While in Minnesota I became friends with John Borchard, a great geographer and scientist. He was the first to introduce me to the concepts and theories of quantitative geography and the fascinating notion that we could use models to explain how things worked (e.g., networks, cities, landscapes, etc.) At the same time (mid 60’s) I became interested in computers. At Harvard I was able to integrate these two interests and the natural evolution of GIS concepts followed.
- In early days of formation of ESRI you must have faced some extraordinary situations. How did you deal with them?
Frankly everything we did was done very pragmatically, and we were very fortunate. Our customers have always somehow understood the sense of importance of our basic work and they have helped us to make great progress in our work, even in difficult times.
- Apart from ESRI and its environs, what passionate you the most?

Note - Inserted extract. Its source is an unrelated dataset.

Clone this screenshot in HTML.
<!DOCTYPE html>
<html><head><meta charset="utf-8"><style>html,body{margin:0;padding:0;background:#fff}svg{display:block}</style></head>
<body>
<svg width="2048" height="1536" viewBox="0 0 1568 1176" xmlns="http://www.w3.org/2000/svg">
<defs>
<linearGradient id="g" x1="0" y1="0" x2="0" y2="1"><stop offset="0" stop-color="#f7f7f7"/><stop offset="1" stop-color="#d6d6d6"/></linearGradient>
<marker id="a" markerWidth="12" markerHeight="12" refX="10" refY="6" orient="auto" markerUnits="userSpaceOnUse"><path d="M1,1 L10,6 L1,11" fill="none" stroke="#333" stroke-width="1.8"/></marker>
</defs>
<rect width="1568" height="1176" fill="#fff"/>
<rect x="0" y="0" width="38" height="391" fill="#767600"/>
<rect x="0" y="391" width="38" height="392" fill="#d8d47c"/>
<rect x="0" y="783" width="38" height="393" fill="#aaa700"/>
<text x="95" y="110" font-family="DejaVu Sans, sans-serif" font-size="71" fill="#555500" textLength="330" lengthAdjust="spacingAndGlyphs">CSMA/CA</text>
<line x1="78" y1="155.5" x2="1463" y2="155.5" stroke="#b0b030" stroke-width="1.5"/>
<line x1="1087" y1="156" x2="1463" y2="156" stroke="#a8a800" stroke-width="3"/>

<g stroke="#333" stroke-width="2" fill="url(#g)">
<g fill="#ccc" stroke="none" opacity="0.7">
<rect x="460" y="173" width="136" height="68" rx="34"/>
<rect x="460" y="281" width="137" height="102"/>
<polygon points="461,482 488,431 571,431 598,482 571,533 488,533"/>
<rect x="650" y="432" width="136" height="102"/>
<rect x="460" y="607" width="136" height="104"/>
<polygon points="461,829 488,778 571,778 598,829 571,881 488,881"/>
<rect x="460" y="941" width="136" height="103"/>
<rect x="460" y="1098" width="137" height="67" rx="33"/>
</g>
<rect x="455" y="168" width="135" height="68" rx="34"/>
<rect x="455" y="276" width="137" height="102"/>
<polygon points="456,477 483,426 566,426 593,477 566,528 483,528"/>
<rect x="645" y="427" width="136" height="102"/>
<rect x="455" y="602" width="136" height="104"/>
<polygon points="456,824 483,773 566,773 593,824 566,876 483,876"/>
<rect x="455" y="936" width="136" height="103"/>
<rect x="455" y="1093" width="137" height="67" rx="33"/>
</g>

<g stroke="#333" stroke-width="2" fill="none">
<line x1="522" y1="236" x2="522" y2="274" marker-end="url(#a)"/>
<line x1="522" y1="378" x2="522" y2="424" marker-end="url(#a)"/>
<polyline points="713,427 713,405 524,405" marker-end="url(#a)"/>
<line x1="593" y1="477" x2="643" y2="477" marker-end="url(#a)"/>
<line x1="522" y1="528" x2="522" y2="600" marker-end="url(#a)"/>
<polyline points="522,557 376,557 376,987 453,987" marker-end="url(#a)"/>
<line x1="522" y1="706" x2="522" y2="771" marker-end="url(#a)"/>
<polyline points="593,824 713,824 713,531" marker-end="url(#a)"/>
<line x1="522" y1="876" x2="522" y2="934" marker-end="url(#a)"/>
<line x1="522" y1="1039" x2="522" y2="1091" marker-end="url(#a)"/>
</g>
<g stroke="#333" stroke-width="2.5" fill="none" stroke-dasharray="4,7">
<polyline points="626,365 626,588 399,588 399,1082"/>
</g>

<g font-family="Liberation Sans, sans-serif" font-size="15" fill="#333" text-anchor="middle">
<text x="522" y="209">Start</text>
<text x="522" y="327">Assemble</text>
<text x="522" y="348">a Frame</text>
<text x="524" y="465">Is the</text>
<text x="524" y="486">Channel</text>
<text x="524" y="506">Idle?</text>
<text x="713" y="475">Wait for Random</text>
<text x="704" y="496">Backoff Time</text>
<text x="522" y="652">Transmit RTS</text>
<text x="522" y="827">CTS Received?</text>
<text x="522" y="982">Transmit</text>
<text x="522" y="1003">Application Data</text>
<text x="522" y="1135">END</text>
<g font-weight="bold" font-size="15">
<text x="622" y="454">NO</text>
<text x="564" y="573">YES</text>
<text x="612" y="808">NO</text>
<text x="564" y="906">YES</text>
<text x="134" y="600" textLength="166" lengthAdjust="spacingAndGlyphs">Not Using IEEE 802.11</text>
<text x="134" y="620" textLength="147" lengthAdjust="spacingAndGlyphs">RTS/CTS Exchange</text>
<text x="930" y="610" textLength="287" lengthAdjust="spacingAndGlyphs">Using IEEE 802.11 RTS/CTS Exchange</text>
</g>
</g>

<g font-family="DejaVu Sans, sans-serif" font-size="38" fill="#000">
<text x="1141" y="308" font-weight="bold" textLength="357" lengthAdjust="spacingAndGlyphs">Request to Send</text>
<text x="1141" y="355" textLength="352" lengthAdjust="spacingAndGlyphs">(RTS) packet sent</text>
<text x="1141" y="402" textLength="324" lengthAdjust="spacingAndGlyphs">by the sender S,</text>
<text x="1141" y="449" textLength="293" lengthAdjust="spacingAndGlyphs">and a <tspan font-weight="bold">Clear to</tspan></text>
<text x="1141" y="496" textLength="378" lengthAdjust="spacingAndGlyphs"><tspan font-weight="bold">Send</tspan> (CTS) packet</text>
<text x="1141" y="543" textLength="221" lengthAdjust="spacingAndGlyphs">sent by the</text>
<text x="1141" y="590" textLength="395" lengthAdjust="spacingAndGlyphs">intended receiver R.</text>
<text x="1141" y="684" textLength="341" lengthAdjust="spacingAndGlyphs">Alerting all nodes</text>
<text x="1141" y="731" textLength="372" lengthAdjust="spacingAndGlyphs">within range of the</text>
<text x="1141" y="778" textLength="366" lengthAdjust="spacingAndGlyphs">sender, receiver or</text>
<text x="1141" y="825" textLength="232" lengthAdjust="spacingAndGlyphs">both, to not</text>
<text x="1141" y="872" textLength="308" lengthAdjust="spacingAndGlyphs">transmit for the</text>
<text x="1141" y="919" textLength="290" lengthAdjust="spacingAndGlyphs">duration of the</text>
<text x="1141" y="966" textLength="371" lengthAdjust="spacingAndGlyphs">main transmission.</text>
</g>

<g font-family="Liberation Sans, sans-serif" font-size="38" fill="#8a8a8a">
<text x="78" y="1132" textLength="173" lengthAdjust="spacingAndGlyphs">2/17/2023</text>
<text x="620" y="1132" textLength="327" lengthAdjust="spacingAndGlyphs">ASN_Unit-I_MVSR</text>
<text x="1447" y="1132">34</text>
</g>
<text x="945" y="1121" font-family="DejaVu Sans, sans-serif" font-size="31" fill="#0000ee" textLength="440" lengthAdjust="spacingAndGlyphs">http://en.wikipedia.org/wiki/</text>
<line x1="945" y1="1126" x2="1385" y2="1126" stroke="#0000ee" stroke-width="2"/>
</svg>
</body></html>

Trees and other living things. I intuitively am attracted to them to nurture them in the same way they have supported my life. I am sure I am not unique in this feeling. E.O. Wilson, a renowned ecologist, suggests that most of us have this sense of relationship to other natural living things.

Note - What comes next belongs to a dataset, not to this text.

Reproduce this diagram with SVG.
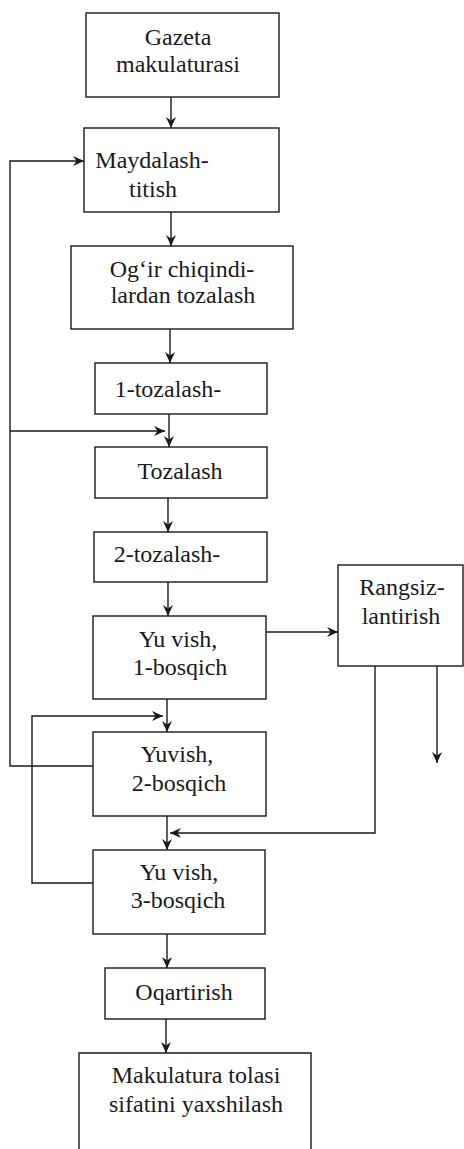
<svg xmlns="http://www.w3.org/2000/svg" width="464" height="1149" viewBox="0 0 464 1149">
<style>
.box{fill:#fff;stroke:#1a1a1a;stroke-width:1.4}
.ln{fill:none;stroke:#1a1a1a;stroke-width:1.4}
.t{font-family:'Liberation Serif','Times New Roman',serif;font-size:24px;fill:#1a1a1a;text-anchor:middle}
</style>
<defs>
<marker id="ah" markerUnits="userSpaceOnUse" markerWidth="14" markerHeight="12" refX="11" refY="5" orient="auto">
<path d="M0,0 L11,5 L0,10 L3.5,5 z" fill="#1a1a1a"/>
</marker>
</defs>
<rect width="464" height="1149" fill="#fff"/>
<g id="n1"><rect class="box" x="86" y="13" width="193" height="84"/><text class="t" x="178" y="45">Gazeta</text><text class="t" x="178" y="72">makulaturasi</text></g>
<g id="n2"><rect class="box" x="84" y="128" width="195" height="84"/><text class="t" x="152" y="168">Maydalash-</text><text class="t" x="153" y="197">titish</text></g>
<g id="n3"><rect class="box" x="71" y="246" width="222" height="83"/><text class="t" x="182" y="277">Og‘ir chiqindi-</text><text class="t" x="183" y="303">lardan tozalash</text></g>
<g id="n4"><rect class="box" x="95" y="363" width="172" height="51"/><text class="t" x="168" y="397">1-tozalash-</text></g>
<g id="n5"><rect class="box" x="95" y="447" width="172" height="51"/><text class="t" x="180" y="479">Tozalash</text></g>
<g id="n6"><rect class="box" x="94" y="532" width="173" height="50"/><text class="t" x="167" y="562">2-tozalash-</text></g>
<g id="n7"><rect class="box" x="93" y="616" width="173" height="83"/><text class="t" x="178" y="647">Yu vish,</text><text class="t" x="180" y="675">1-bosqich</text></g>
<g id="n8"><rect class="box" x="338" y="565" width="125" height="101"/><text class="t" x="402" y="595">Rangsiz-</text><text class="t" x="401" y="624">lantirish</text></g>
<g id="n9"><rect class="box" x="93" y="732" width="173" height="84"/><text class="t" x="177" y="762">Yuvish,</text><text class="t" x="179" y="791">2-bosqich</text></g>
<g id="n10"><rect class="box" x="93" y="850" width="172" height="84"/><text class="t" x="179" y="880">Yu vish,</text><text class="t" x="178" y="908">3-bosqich</text></g>
<g id="n11"><rect class="box" x="105" y="968" width="160" height="51"/><text class="t" x="184" y="1000">Oqartirish</text></g>
<g id="n12"><path class="box" d="M79,1149 V1053 H311 V1149"/><text class="t" x="196" y="1083">Makulatura tolasi</text><text class="t" x="196" y="1112">sifatini yaxshilash</text></g>
<g id="connectors">
<path class="ln" d="M171,97 V128" marker-end="url(#ah)"/>
<path class="ln" d="M171,212 V246" marker-end="url(#ah)"/>
<path class="ln" d="M170,329 V363" marker-end="url(#ah)"/>
<path class="ln" d="M169,414 V447" marker-end="url(#ah)"/>
<path class="ln" d="M93,766 H10 V161 H84" marker-end="url(#ah)"/>
<path class="ln" d="M10,431 H165" marker-end="url(#ah)"/>
<path class="ln" d="M168,498 V532" marker-end="url(#ah)"/>
<path class="ln" d="M168,582 V616" marker-end="url(#ah)"/>
<path class="ln" d="M266,632 H338" marker-end="url(#ah)"/>
<path class="ln" d="M167,699 V732" marker-end="url(#ah)"/>
<path class="ln" d="M93,883 H32 V716 H163" marker-end="url(#ah)"/>
<path class="ln" d="M167,816 V850" marker-end="url(#ah)"/>
<path class="ln" d="M375,666 V833 H170" marker-end="url(#ah)"/>
<path class="ln" d="M437,666 V763" marker-end="url(#ah)"/>
<path class="ln" d="M167,934 V968" marker-end="url(#ah)"/>
<path class="ln" d="M166,1019 V1053" marker-end="url(#ah)"/>
</g>
</svg>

- Who is the role model you had in your mind when you began your career in GIS.
I was helped and influenced by many people: my father, brother, Howard Fisher, Hosni Iskander, Carl Steinitz, Ralph Nader, E.O. Wilson, and Scott Morehouse, to name a few. I am always learning from people, and at ESRI I am surrounded with a team of really bright people who get things done. I find everyone is a teacher in some way.

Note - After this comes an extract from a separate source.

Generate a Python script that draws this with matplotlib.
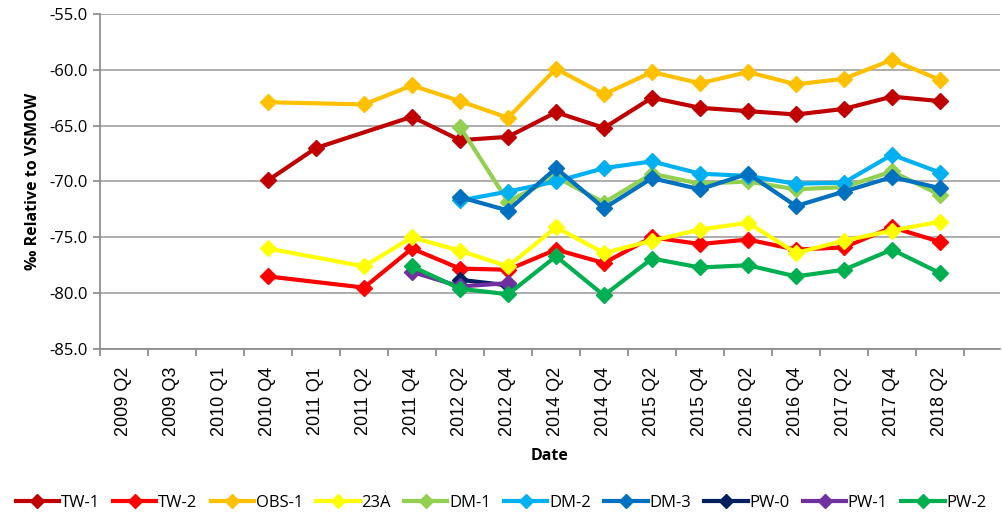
import numpy as np
import matplotlib
matplotlib.use("Agg")
import matplotlib.pyplot as plt

# ─── Data ────────────────────────────────────────────────────────────────────
dates = ["2009 Q2", "2009 Q3", "2010 Q1", "2010 Q4", "2011 Q1", "2011 Q2",
         "2011 Q4", "2012 Q2", "2012 Q4", "2014 Q2", "2014 Q4", "2015 Q2",
         "2015 Q4", "2016 Q2", "2016 Q4", "2017 Q2", "2017 Q4", "2018 Q2"]
nan = np.nan

tw1  = [nan, nan, nan, -69.9, -67.0, nan, -64.2, -66.3, -66.0, -63.8, -65.2,
        -62.5, -63.4, -63.7, -64.0, -63.5, -62.4, -62.8]
tw2  = [nan, nan, nan, -78.5, nan, -79.5, -76.0, -77.8, -77.9, -76.1, -77.3,
        -75.0, -75.6, -75.2, -76.1, -75.9, -74.1, -75.4]
obs1 = [nan, nan, nan, -62.9, nan, -63.1, -61.4, -62.8, -64.3, -59.9, -62.2,
        -60.2, -61.2, -60.2, -61.3, -60.8, -59.1, -60.9]
a23  = [nan, nan, nan, -76.0, nan, -77.6, -75.0, -76.2, -77.6, -74.1, -76.4,
        -75.3, -74.3, -73.7, -76.4, -75.3, -74.4, -73.6]
dm1  = [nan, nan, nan, nan, nan, nan, nan, -65.1, -71.8, -69.6, -71.9,
        -69.3, -70.2, -70.0, -70.7, -70.5, -69.1, -71.2]
dm2  = [nan, nan, nan, nan, nan, nan, nan, -71.7, -70.9, -70.0, -68.8,
        -68.2, -69.3, -69.5, -70.2, -70.1, -67.6, -69.2]
dm3  = [nan, nan, nan, nan, nan, nan, nan, -71.4, -72.6, -68.8, -72.4,
        -69.7, -70.7, -69.3, -72.2, -70.9, -69.6, -70.6]
pw0  = [nan, nan, nan, nan, nan, nan, nan, -78.8, -79.3, nan, nan,
        nan, nan, nan, nan, nan, nan, nan]
pw1  = [nan, nan, nan, nan, nan, nan, -78.1, -79.4, -79.1, nan, nan,
        nan, nan, nan, nan, nan, nan, nan]
pw2  = [nan, nan, nan, nan, nan, nan, -77.6, -79.6, -80.1, -76.7, -80.2,
        -76.9, -77.7, -77.5, -78.5, -77.9, -76.1, -78.2]

series = [
    ("TW-1",  tw1,  "#C00000"),
    ("TW-2",  tw2,  "#FF0000"),
    ("OBS-1", obs1, "#FFC000"),
    ("23A",   a23,  "#FFFF00"),
    ("DM-1",  dm1,  "#92D050"),
    ("DM-2",  dm2,  "#00B0F0"),
    ("DM-3",  dm3,  "#0070C0"),
    ("PW-0",  pw0,  "#002060"),
    ("PW-1",  pw1,  "#7030A0"),
    ("PW-2",  pw2,  "#00B050"),
]

plt.rcParams["font.family"] = ["Open Sans", "DejaVu Sans"]

W, H = 1002, 523
fig = plt.figure(figsize=(W / 100, H / 100), dpi=100)
ax = fig.add_axes([100 / W, 1 - 349 / H, 900 / W, 335 / H])

x = np.arange(len(dates))
for name, vals, col in series:
    v = np.array(vals, dtype=float)
    ok = ~np.isnan(v)
    ax.plot(x[ok], v[ok], color=col, lw=3, marker="D", ms=8.5,
            label=name, zorder=3)

yt = np.arange(-85, -54, 5)
ax.set_ylim(-85, -55)
ax.set_yticks(yt)
ax.set_yticklabels([f"{t:.1f}" for t in yt], fontsize=12)
ax.set_xlim(-0.5, 18.25)
ax.set_xticks(x)
ax.set_xticklabels(dates, rotation=90, fontsize=13, family="Liberation Sans")
ax.set_xticks(np.arange(-0.5, 18, 1), minor=True)
ax.tick_params(axis="x", which="major", length=0, pad=13)
ax.tick_params(axis="x", which="minor", length=5, color="#888888", width=1.2)
ax.tick_params(axis="y", length=5, color="#888888", width=1.2, pad=4)

ax.grid(axis="y", color="#A0A0A0", lw=1.2, zorder=0)
for s in ["top", "right"]:
    ax.spines[s].set_visible(False)
for s in ["left", "bottom"]:
    ax.spines[s].set_color("#888888")
    ax.spines[s].set_linewidth(1.2)

ax.set_xlabel("Date", fontsize=11.5, fontweight="bold", labelpad=8)
ax.set_ylabel("‰ Relative to VSMOW", fontsize=11.5, fontweight="bold", labelpad=6)

fig.legend(loc="center", bbox_to_anchor=(0.5, 1 - 503 / H), ncol=10,
           frameon=False, fontsize=12, handlelength=2.6, handletextpad=0.1,
           columnspacing=0.8, markerscale=0.8)

fig.savefig("out.png", dpi=100)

- How did you feel when ESRI launched the first GIS software?
Good I guess. It’s not the launch that’s important. It’s what users can do that matters. Are they more productive? Did the product improve their work; make a breakthrough?
- In your opinion, what is the most important factor, which has brought you to this pinnacle of success?
I don’t think of our current situation as anything like a pinnacle. Our modest success is simply a step in an ongoing process to make GIS work in the world. It is heavily influenced by our users together with the very special people who have assembled here. ESRI has attracted some of the top GIS minds in the world and there is a great culture here of teaming, being self critical, and a mission of contributions and being responsible. Our critical success factor has been caring about our users and supporting them the best way we can. Also living very frugally has helped. We are not fancy here. We focus on our work and making a contribution. Another important factor is our organizational status. We are not a publically held company driven by financial motivation. We don’t have to serve stockholders or focus our efforts on quarterly profits. All of these factors have helped contribute to a very financially strong and self-sustaining organisation.
- What is your vision of GIS in days to come?
GIS is still in its early stages and its applications are just beginning to be understood. Over time it will evolve to become one of the most universal and important technologies for our world. At the core of GIS is the concept that it uses place or location for integrating all information. Eventually it will be seen as a bridge between disciplines and organizations.
- What message would you like to put forward to the coming generation?
Hard work, contribution and friendship are very important. They are the keys to success and happiness.